IN RE CLOUDERA, INC. SEC. LITIGATION
United States District Court, Northern District of California (2021)
Facts
- Lead plaintiffs Mariusz J. Klin and others filed a putative securities class action against Cloudera, Inc., Intel Corporation, and several individual defendants, including key executives and directors.
- The lawsuit was based on allegations that the defendants made false or misleading statements regarding Cloudera's cloud technology and business prospects during the class period from April 28, 2017, to June 5, 2019.
- The plaintiffs contended that these statements misrepresented Cloudera's capabilities and misled investors into purchasing shares at inflated prices.
- Following a series of public disclosures regarding Cloudera's financial difficulties and loss of market share, the company's stock price fell significantly, prompting the lawsuit.
- The defendants filed motions to dismiss the consolidated amended class action complaint, arguing that the plaintiffs failed to state a claim for securities fraud.

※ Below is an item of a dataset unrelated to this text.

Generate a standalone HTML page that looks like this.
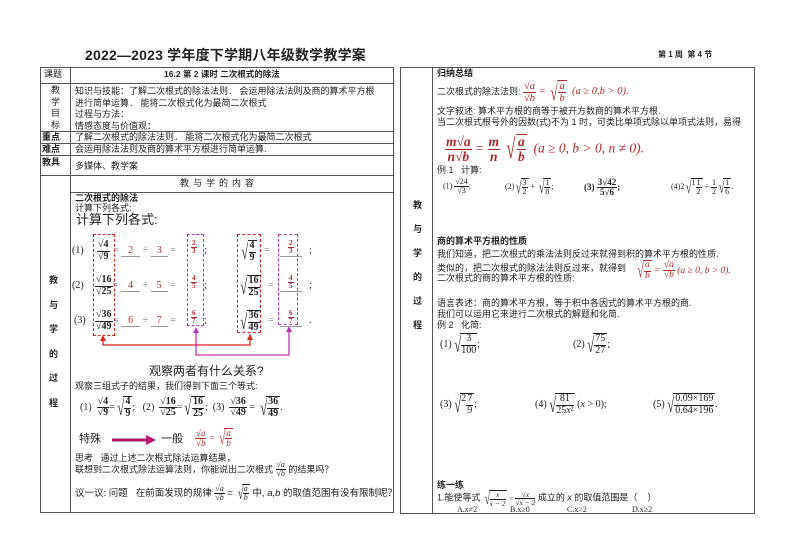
<!DOCTYPE html>
<html><head><meta charset="utf-8"><style>
*{margin:0;padding:0;box-sizing:border-box}
body{width:794px;height:560px;background:#fff;position:relative;overflow:hidden;font-family:"Liberation Sans","Noto Sans CJK SC",sans-serif;font-size:9px;color:#222}
.a{position:absolute;white-space:nowrap;line-height:1}
.ln{position:absolute;background:#555}
.m{font-family:"Liberation Serif","Noto Serif CJK SC",serif}
.red{color:#b0282a}
.fr{display:inline-flex;flex-direction:column;vertical-align:middle;text-align:center;line-height:1.05}
.fr>span:first-child{border-bottom:1px solid currentColor;padding:0 1px}
.r{display:inline-flex;align-items:flex-end;vertical-align:middle}
.r>i{font-style:normal;line-height:1}
.r>span{border-top:1px solid currentColor;padding:0 1px;line-height:1.05}
.t>i{font-size:2.1em;transform:scaleX(.6);margin-right:-3px}
.t>span{display:inline-flex}
.it{font-style:italic}
.b{font-weight:bold}
.dash{position:absolute;border:1px dashed}
</style></head><body>

<div class="a b" style="left:85px;top:48px;font-size:14px;letter-spacing:0.2px">2022—2023 学年度下学期八年级数学教学案</div>
<div class="a b" style="left:658px;top:51px;font-size:8px">第 1 周 &nbsp;第 4 节</div>

<!-- left table -->
<div style="position:absolute;left:40px;top:67px;width:354px;height:446px;border:1px solid #555"></div>
<div class="ln" style="left:70px;top:67px;width:1px;height:446px"></div>
<div class="ln" style="left:40px;top:83px;width:354px;height:1px"></div>
<div class="ln" style="left:40px;top:131px;width:354px;height:1px"></div>
<div class="ln" style="left:40px;top:143px;width:354px;height:1px"></div>
<div class="ln" style="left:40px;top:155px;width:354px;height:1px"></div>
<div class="ln" style="left:40px;top:175px;width:354px;height:1px"></div>
<div class="ln" style="left:70px;top:192px;width:324px;height:1px"></div>

<div class="a" style="left:44px;top:70px">课题</div>
<div class="a b" style="left:164px;top:70px;font-size:8.5px">16.2 第 2 课时 二次根式的除法</div>
<div class="a" style="left:51px;top:85px;line-height:11.5px;white-space:normal;width:10px">教学目标</div>
<div class="a" style="left:75px;top:86px;line-height:11.5px">知识与技能：了解二次根式的除法法则． 会运用除法法则及商的算术平方根<br>进行简单运算． 能将二次根式化为最简二次根式<br>过程与方法：<br>情感态度与价值观：</div>
<div class="a b" style="left:42px;top:133px">重点</div>
<div class="a" style="left:75px;top:133px">了解二次根式的除法法则． 能将二次根式化为最简二次根式</div>
<div class="a b" style="left:42px;top:145px">难点</div>
<div class="a" style="left:75px;top:145px">会运用除法法则及商的算术平方根进行简单运算.</div>
<div class="a b" style="left:42px;top:158px">教具</div>
<div class="a" style="left:75px;top:162px">多媒体、教学案</div>
<div class="a" style="left:180px;top:179px;letter-spacing:4px">教与学的内容</div>
<div class="a b" style="left:49px;top:268px;line-height:24.5px;white-space:normal;width:10px">教与学的过程</div>

<div class="a b" style="left:75px;top:194px">二次根式的除法</div>
<div class="a" style="left:75px;top:204px">计算下列各式:</div>
<div class="a" style="left:76px;top:213px;font-size:13px">计算下列各式:</div>

<!-- boxes -->
<div class="dash" style="left:93px;top:234px;width:22px;height:102px;border-color:#d22"></div>
<div class="dash" style="left:187px;top:234px;width:17px;height:92px;border-color:#b3b"></div>
<div class="dash" style="left:237px;top:234px;width:24px;height:99px;border-color:#d22"></div>
<div class="dash" style="left:278px;top:234px;width:20px;height:91px;border-color:#b3b"></div>

<svg style="position:absolute;left:0;top:0" width="794" height="560">
<polyline points="103,337 103,345 250,345 250,334" fill="none" stroke="#d22" stroke-width="1.3"/>
<polygon points="100,341 103,335 106,341" fill="#d22"/><polygon points="247,340 250,334 253,340" fill="#d22"/>
<polyline points="196,329 196,355 289,355 289,328" fill="none" stroke="#b3b" stroke-width="1.3"/>
<polygon points="193,333 196,327 199,333" fill="#b3b"/><polygon points="286,332 289,326 292,332" fill="#b3b"/>
<line x1="112" y1="440" x2="148" y2="440" stroke="#b0186a" stroke-width="3"/>
<polygon points="146,435 156,440 146,445" fill="#b0186a"/>
</svg>

<div class="m" style="position:absolute;left:72px;top:240px;font-size:10px">
 <div class="a" style="top:6px">(1)</div>
 <div class="a" style="left:25px;top:0"><span class="fr b"><span>√4</span><span>√9</span></span></div>
 <div class="a" style="left:41px;top:6px;color:#777">= <span style="border-bottom:1px solid #999;padding:0 7px" class="red">2</span> ÷ <span style="border-bottom:1px solid #999;padding:0 6px" class="red">3</span> =</div>
 <div class="a b red" style="left:119px;top:0;font-size:7px"><span class="fr"><span>2</span><span>3</span></span></div>
 <div class="a" style="left:132px;top:6px">;</div>
 <div class="a b" style="left:167px;top:0"><span class="r t"><i>√</i><span><span class="fr"><span>4</span><span>9</span></span></span></span></div>
 <div class="a" style="left:192px;top:6px;color:#777">=</div>
 <div class="a b red" style="left:208px;top:0;font-size:7px;border-bottom:1px solid #999;padding:0 8px"><span class="fr"><span>2</span><span>3</span></span></div>
 <div class="a" style="left:237px;top:6px">;</div>
</div>
<div class="m" style="position:absolute;left:72px;top:275px;font-size:10px">
 <div class="a" style="top:6px">(2)</div>
 <div class="a" style="left:23px;top:0"><span class="fr b"><span>√16</span><span>√25</span></span></div>
 <div class="a" style="left:41px;top:6px;color:#777">= <span style="border-bottom:1px solid #999;padding:0 7px" class="red">4</span> ÷ <span style="border-bottom:1px solid #999;padding:0 6px" class="red">5</span> =</div>
 <div class="a b red" style="left:119px;top:0;font-size:7px"><span class="fr"><span>4</span><span>5</span></span></div>
 <div class="a" style="left:132px;top:6px">;</div>
 <div class="a b" style="left:166px;top:0"><span class="r t"><i>√</i><span><span class="fr"><span>16</span><span>25</span></span></span></span></div>
 <div class="a" style="left:196px;top:6px;color:#777">=</div>
 <div class="a b red" style="left:208px;top:0;font-size:7px;border-bottom:1px solid #999;padding:0 8px"><span class="fr"><span>4</span><span>5</span></span></div>
 <div class="a" style="left:237px;top:6px">;</div>
</div>
<div class="m" style="position:absolute;left:74px;top:310px;font-size:10px">
 <div class="a" style="top:6px">(3)</div>
 <div class="a" style="left:21px;top:0"><span class="fr b"><span>√36</span><span>√49</span></span></div>
 <div class="a" style="left:39px;top:6px;color:#777">= <span style="border-bottom:1px solid #999;padding:0 7px" class="red">6</span> ÷ <span style="border-bottom:1px solid #999;padding:0 6px" class="red">7</span> =</div>
 <div class="a b red" style="left:117px;top:0;font-size:7px"><span class="fr"><span>6</span><span>7</span></span></div>
 <div class="a" style="left:130px;top:6px">;</div>
 <div class="a b" style="left:164px;top:0"><span class="r t"><i>√</i><span><span class="fr"><span>36</span><span>49</span></span></span></span></div>
 <div class="a" style="left:194px;top:6px;color:#777">=</div>
 <div class="a b red" style="left:206px;top:0;font-size:7px;border-bottom:1px solid #999;padding:0 8px"><span class="fr"><span>6</span><span>7</span></span></div>
 <div class="a" style="left:235px;top:6px">.</div>
</div>

<div class="a" style="left:149px;top:365px;font-size:12px">观察两者有什么关系?</div>
<div class="a" style="left:75px;top:382px">观察三组式子的结果，我们得到下面三个等式:</div>
<div class="a m" style="left:80px;top:396px;font-size:10px">(1) &nbsp;<span class="fr b"><span>√4</span><span>√9</span></span>=<span class="r t b"><i>√</i><span><span class="fr"><span>4</span><span>9</span></span></span></span>; &nbsp; (2) &nbsp;<span class="fr b"><span>√16</span><span>√25</span></span>=<span class="r t b"><i>√</i><span><span class="fr"><span>16</span><span>25</span></span></span></span>; &nbsp;(3) &nbsp;<span class="fr b"><span>√36</span><span>√49</span></span> = <span class="r t b"><i>√</i><span><span class="fr"><span>36</span><span>49</span></span></span></span>.</div>
<div class="a" style="left:79px;top:434px;font-size:11px">特殊</div>
<div class="a" style="left:161px;top:434px;font-size:11px">一般</div>
<div class="a m red it" style="left:195px;top:428px;font-size:9px"><span class="fr"><span>√a</span><span>√b</span></span> = <span class="r t"><i>√</i><span><span class="fr"><span>a</span><span>b</span></span></span></span></div>
<div class="a" style="left:75px;top:454px">思考 &nbsp; 通过上述二次根式除法运算结果，</div>
<div class="a" style="left:75px;top:461px">联想到二次根式除法运算法则，你能说出二次根式 <span class="fr m it" style="font-size:8px"><span>√a</span><span>√b</span></span> 的结果吗？</div>
<div class="a" style="left:75px;top:484px;font-size:9.5px">议一议: 问题 &nbsp; 在前面发现的规律 <span class="fr m it" style="font-size:8px"><span>√a</span><span>√b</span></span> = <span class="r t m it" style="font-size:8px"><i>√</i><span><span class="fr"><span>a</span><span>b</span></span></span></span> 中, <i>a,b</i> 的取值范围有没有限制呢？</div>

<!-- right table -->
<div style="position:absolute;left:400px;top:67px;width:355px;height:447px;border:1px solid #555"></div>
<div class="ln" style="left:432px;top:67px;width:1px;height:447px"></div>
<div class="a b" style="left:413px;top:193px;line-height:24px;white-space:normal;width:10px">教与学的过程</div>

<div class="a b" style="left:437px;top:69px">归纳总结</div>
<div class="a" style="left:437px;top:80px">二次根式的除法法则: <span class="red m it" style="font-size:10.5px"><span class="fr"><span>√a</span><span>√b</span></span> = <span class="r t"><i>√</i><span><span class="fr"><span>a</span><span>b</span></span></span></span> &nbsp;(a ≥ 0,b &gt; 0).</span></div>
<div class="a" style="left:437px;top:107px">文字叙述: 算术平方根的商等于被开方数商的算术平方根.</div>
<div class="a" style="left:437px;top:118px">当二次根式根号外的因数(式)不为 1 时，可类比单项式除以单项式法则，易得</div>
<div class="a red m it" style="left:445px;top:134px;font-size:13.5px"><span class="fr b"><span>m√a</span><span>n√b</span></span> = <span class="fr b"><span>m</span><span>n</span></span> <span class="r t"><i>√</i><span><span class="fr b"><span>a</span><span>b</span></span></span></span> &nbsp;(a ≥ 0, b &gt; 0, n ≠ 0).</div>
<div class="a" style="left:437px;top:166px">例 1 &nbsp; 计算:</div>
<div class="a m" style="left:443px;top:178px;font-size:8px">(1) <span class="fr"><span>√24</span><span>√3</span></span>;</div>
<div class="a m" style="left:505px;top:178px;font-size:8px">(2)<span class="r t"><i>√</i><span><span class="fr"><span>3</span><span>2</span></span></span></span> + <span class="r t"><i>√</i><span><span class="fr"><span>1</span><span>8</span></span></span></span>;</div>
<div class="a m b" style="left:584px;top:178px;font-size:9px">(3) <span class="fr"><span>3√42</span><span>5√6</span></span>;</div>
<div class="a m" style="left:671px;top:178px;font-size:8px">(4)2<span class="r t"><i>√</i><span>1<span class="fr"><span>1</span><span>2</span></span></span></span> ÷ <span class="fr"><span>1</span><span>2</span></span><span class="r t"><i>√</i><span><span class="fr"><span>1</span><span>6</span></span></span></span>.</div>

<div class="a b" style="left:437px;top:237px">商的算术平方根的性质</div>
<div class="a" style="left:437px;top:250px">我们知道，把二次根式的乘法法则反过来就得到积的算术平方根的性质.</div>
<div class="a" style="left:437px;top:264px">类似的，把二次根式的除法法则反过来，就得到</div>
<div class="a" style="left:437px;top:274px">二次根式的商的算术平方根的性质:</div>
<div class="a red m it" style="left:635px;top:260px;font-size:9.5px"><span class="r t"><i>√</i><span><span class="fr"><span>a</span><span>b</span></span></span></span> = <span class="fr"><span>√a</span><span>√b</span></span> (a ≥ 0, b &gt; 0).</div>
<div class="a" style="left:437px;top:299px">语言表述：商的算术平方根，等于积中各因式的算术平方根的商.</div>
<div class="a" style="left:437px;top:310px">我们可以运用它来进行二次根式的解题和化简.</div>
<div class="a" style="left:437px;top:321px">例 2 &nbsp; 化简:</div>
<div class="a m" style="left:440px;top:333px;font-size:10px">(1)<span class="r t"><i>√</i><span><span class="fr"><span>3</span><span>100</span></span></span></span>;</div>
<div class="a m" style="left:573px;top:333px;font-size:10px">(2)<span class="r t"><i>√</i><span><span class="fr"><span>75</span><span>27</span></span></span></span>;</div>
<div class="a m" style="left:440px;top:393px;font-size:10px">(3)<span class="r t"><i>√</i><span>2<span class="fr"><span>7</span><span>9</span></span></span></span>;</div>
<div class="a m" style="left:535px;top:393px;font-size:10px">(4)<span class="r t"><i>√</i><span><span class="fr"><span>81</span><span>25<i>x</i>²</span></span></span></span> (<i>x</i> &gt; 0);</div>
<div class="a m" style="left:653px;top:393px;font-size:10px">(5)<span class="r t"><i>√</i><span><span class="fr"><span>0.09×169</span><span>0.64×196</span></span></span></span>.</div>

<div class="a b" style="left:437px;top:481px">练一练</div>
<div class="a" style="left:437px;top:490px">1.能使等式 <span class="m it" style="font-size:7.5px"><span class="r t"><i>√</i><span><span class="fr"><span>x</span><span>x − 2</span></span></span></span> = <span class="fr"><span>√x</span><span>√x − 2</span></span></span> 成立的 <i>x</i> 的取值范围是（ &nbsp; &nbsp;）</div>
<div class="a m" style="left:457px;top:506px;font-size:8px">A.x≠2</div>
<div class="a m" style="left:510px;top:506px;font-size:8px">B.x≥0</div>
<div class="a m" style="left:567px;top:506px;font-size:8px">C.x&gt;2</div>
<div class="a m" style="left:632px;top:506px;font-size:8px">D.x≥2</div>
</body></html>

- The court ultimately granted the motions to dismiss but allowed the plaintiffs leave to amend their complaint.
Issue
- The issue was whether the plaintiffs adequately pleaded claims under the Securities Act and the Securities Exchange Act for false or misleading statements made by Cloudera and its executives.
Holding — Koh, J.
- The U.S. District Court for the Northern District of California held that the plaintiffs failed to adequately plead their securities fraud claims and dismissed the complaint with leave to amend.
Rule
- A plaintiff must adequately allege that statements made in connection with securities offerings were materially false or misleading at the time they were made to establish a claim for securities fraud.
Reasoning
- The court reasoned that the plaintiffs did not sufficiently allege that the statements made by Cloudera and its executives were materially false or misleading at the time they were made.
- Many of the statements were deemed to be forward-looking and protected by the PSLRA's Safe Harbor provision, while others were categorized as non-actionable corporate puffery.
- The court found that the plaintiffs failed to provide specific, contemporaneous facts to support their allegations of falsity, and thus the claims did not meet the heightened pleading standards required for securities fraud actions.
- The court also noted that the lack of definitive definitions or standards for the terms used by the defendants further weakened the plaintiffs' claims.
Deep Dive: How the Court Reached Its Decision
Court's Overview of the Case
The U.S. District Court for the Northern District of California reviewed the consolidated amended class action complaint against Cloudera, Inc., Intel Corporation, and individual defendants, which alleged securities fraud based on misleading statements about Cloudera's cloud technology. The plaintiffs contended that these statements caused them to purchase shares at artificially inflated prices, leading to significant financial losses after Cloudera disclosed its struggles in the competitive market. The court examined the legal standards for securities fraud claims under the Securities Act and the Securities Exchange Act, focusing on whether the plaintiffs had adequately pleaded that the defendants' statements were materially false or misleading when made.
Material Falsity Requirement
The court emphasized that, to establish a claim for securities fraud, the plaintiffs must demonstrate that the statements made by the defendants were materially false or misleading at the time they were made. It found that many of the statements challenged by the plaintiffs were forward-looking and accompanied by cautionary language, thus falling under the PSLRA's Safe Harbor provision. Furthermore, the court determined that the plaintiffs failed to provide specific contemporaneous facts that substantiated their allegations of falsity, noting that the plaintiffs did not adequately explain why the statements were misleading at the time they were made. The lack of definitive definitions for terms used by the defendants further weakened the allegations of material falsity.
Corporate Puffery
In its reasoning, the court identified several statements made by Cloudera and its executives as non-actionable corporate puffery. It explained that vague and generalized assertions of corporate optimism do not constitute material misstatements under securities laws because no reasonable investor would rely solely on such statements. The court found that many of the statements plaintiffs challenged were too generalized and merely represented optimistic projections about the company's future performance rather than concrete factual misrepresentations. As such, these statements were not actionable under the law.
Heightened Pleading Standards
The court applied the heightened pleading standards required for securities fraud claims, particularly under the PSLRA and Rule 9(b). It noted that the plaintiffs had to plead with particularity the facts constituting the alleged violation and the reasons why the statements were misleading. The court found that the plaintiffs merely provided conclusory allegations without sufficient factual detail to support their claims, failing to meet the rigorous standards set by the PSLRA. Consequently, the court determined that the plaintiffs could not prevail on their claims due to inadequate factual support.
Leave to Amend
The court ultimately granted the defendants' motions to dismiss the plaintiffs' claims but allowed the plaintiffs leave to amend their complaint. This decision was based on the court's assessment that granting leave to amend would not be futile, cause undue delay, or unduly prejudice the defendants. The court instructed that if the plaintiffs chose to file an amended complaint, they must address the deficiencies identified in the court's order and ensure compliance with the court's standing order regarding securities class action cases. This provision aimed to provide the plaintiffs an opportunity to rectify the specific shortcomings noted by the court in their initial complaint.